The work-energy principle is a fundamental concept in physics that links the work done by forces on an object to its change in kinetic energy. In simple terms, it states that the work performed by all forces acting on an object is equal to the change in the object's kinetic energy. This principle allows us to solve problems involving the motion of objects when forces like friction are at play.

To apply the work-energy principle:

• Calculate how much work is done by all forces acting on the object.
• Assess how this work affects the object's kinetic energy.
• Use changes in kinetic energy to find unknowns like distance, speed, or stopping force.

In the context of our problem, the work done by friction is what brings the block to a halt. By calculating this, we can determine how far the block slides.

Kinetic energy refers to the energy an object possesses due to its motion. When something is moving, it carries energy that can be transferred to other objects or converted to other forms. For an object of mass \( m \) and velocity \( v \), its kinetic energy \( KE \) is given by the equation: \( KE = \frac{1}{2} mv^2 \).

In our exercise, the initial kinetic energy of the block was determined by its speed and mass. Since the block eventually stops, its final kinetic energy is zero.
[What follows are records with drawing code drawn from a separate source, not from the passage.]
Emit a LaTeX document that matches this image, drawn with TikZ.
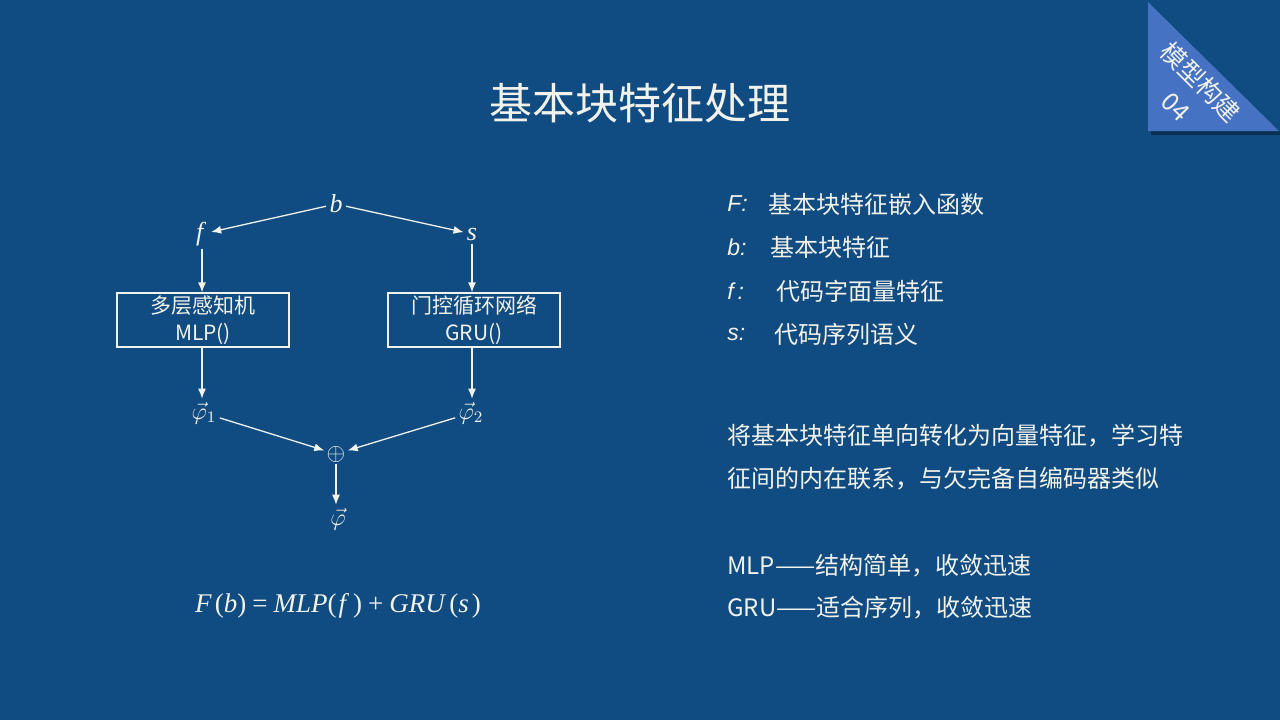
\documentclass[tikz,border=0pt]{standalone}
\usepackage{fontspec}
\setmainfont{Noto Sans CJK SC}
\newfontfamily\tms{Liberation Serif}
\newfontfamily\lsans{Liberation Sans}
\usetikzlibrary{arrows.meta}
\definecolor{bg}{RGB}{16,76,130}
\definecolor{tri}{RGB}{70,114,196}
\definecolor{ink}{RGB}{242,242,236}
\tikzset{
  conn/.style={draw=ink, line width=0.65pt, -{Latex[length=5pt,width=4pt]}},
  mathlbl/.style={text=ink, inner sep=1.5pt, font=\fontsize{12}{14}\selectfont},
  varlbl/.style={text=ink, inner sep=1.5pt, font=\tms\itshape\fontsize{13}{15}\selectfont},
  blockbox/.style={draw=ink, line width=0.6pt, text=ink, minimum width=86pt, minimum height=27pt,
                   align=center, font=\fontsize{10.5}{13.5}\selectfont, inner sep=0pt},
  bodytext/.style={text=ink, anchor=west, inner sep=0pt, font=\fontsize{12}{14}\selectfont},
  keytext/.style={text=ink, anchor=west, inner sep=0pt, font=\lsans\itshape\fontsize{11.5}{14}\selectfont},
  tabtext/.style={text=ink, rotate=-45, align=center, font=\fontsize{12.5}{17.5}\selectfont, inner sep=0pt}
}
\begin{document}
\begin{tikzpicture}[x=0.5pt, y=-0.5pt]
  \useasboundingbox (0,0) rectangle (1280,720);
  \fill[bg] (0,0) rectangle (1280,720);

  % section tab in the top-right corner
  \fill[black, opacity=0.35] (1151,5) -- (1151,135) -- (1283,135) -- cycle;
  \fill[tri] (1148,2) -- (1148,131) -- (1279,131) -- cycle;
  \node[tabtext] (tab) at (1189,94) {模型构建\\04};

  % title
  \node[text=ink, font=\fontsize{21.5}{26}\selectfont, inner sep=0pt] (title) at (640,103) {基本块特征处理};

  % flow diagram
  \node[varlbl] (b) at (336,204) {b};
  \node[varlbl] (f) at (202,234) {f\,};
  \node[varlbl] (s) at (472,234) {s};
  \node[blockbox] (mlp) at (203,320) {多层感知机\\MLP()};
  \node[blockbox] (gru) at (474,320) {门控循环网络\\GRU()};
  \node[mathlbl] (p1) at (204,413) {$\vec{\varphi}_1$};
  \node[mathlbl] (p2) at (471,413) {$\vec{\varphi}_2$};
  \node[mathlbl, inner sep=1pt] (sum) at (336,454) {$\oplus$};
  \node[mathlbl] (p) at (338,519) {$\vec{\varphi}$};

  \draw[conn] (b) -- (f);
  \draw[conn] (b) -- (s);
  \draw[conn] (f.south) -- (mlp.north -| f.south);
  \draw[conn] (s.south) -- (gru.north -| s.south);
  \draw[conn] (mlp.south -| f.south) -- (p1.north -| f.south);
  \draw[conn] (gru.south -| s.south) -- (p2.north -| s.south);
  \draw[conn] (p1) -- (sum);
  \draw[conn] (p2) -- (sum);
  \draw[conn] (sum) -- (p.north -| sum);

  \node[text=ink, inner sep=0pt, font=\tms\fontsize{13.5}{16}\selectfont] (formula) at (338,606)
    {\textit{F}\kern1.5pt(\textit{b})\kern3pt=\kern3pt\textit{MLP}(\kern1pt\textit{f}\kern2pt)\kern3pt+\kern3pt\textit{GRU}\kern1.5pt(\textit{s}\kern1.5pt)};

  % legend
  \node[keytext] (kF) at (727,204) {F:};
  \node[bodytext] (tF) at (768,204) {基本块特征嵌入函数};
  \node[keytext] (kb) at (727,247) {b:};
  \node[bodytext] (tb) at (770,247) {基本块特征};
  \node[keytext] (kf) at (727,291) {f\,:};
  \node[bodytext] (tf) at (776,291) {代码字面量特征};
  \node[keytext] (ks) at (727,334) {s:};
  \node[bodytext] (ts) at (774,334) {代码序列语义};

  \node[bodytext] (d1) at (727,436) {将基本块特征单向转化为向量特征，学习特};
  \node[bodytext] (d2) at (727,479) {征间的内在联系，与欠完备自编码器类似};
  \node[bodytext] (m1) at (727,566) {MLP——结构简单，收敛迅速};
  \node[bodytext] (m2) at (727,608) {GRU——适合序列，收敛迅速};
\end{tikzpicture}
\end{document}
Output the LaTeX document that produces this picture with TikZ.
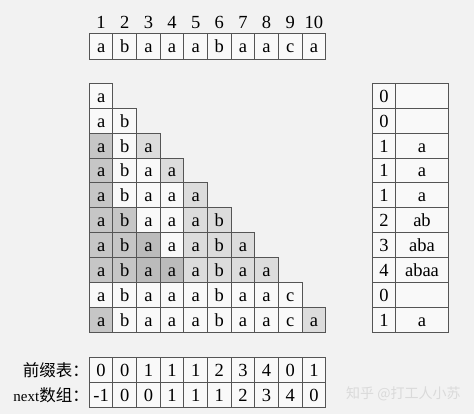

This loss in kinetic energy is exactly matched by the work done against the force of friction.
Understanding kinetic energy helps us see how motion is intertwined with energy changes, enabling us to solve for the distance the block travels until it stops.

Physics problem-solving often involves identifying what you know and what you need to find. Here's a concise strategy:

• Identify given variables, such as initial speed or coefficients of friction.
• Recognize what principles apply, like the work-energy principle for stopping distances.
• Relate the variables using mathematical formulas relevant to the physics concepts involved.

In the block example, recognizing the link between work done by friction and the change in kinetic energy is crucial. By setting the work (force times distance) equal to the lost kinetic energy, you can solve for unknowns like the sliding distance. Understand the problem deeply, break it into manageable steps, and you'll navigate physics challenges with confidence.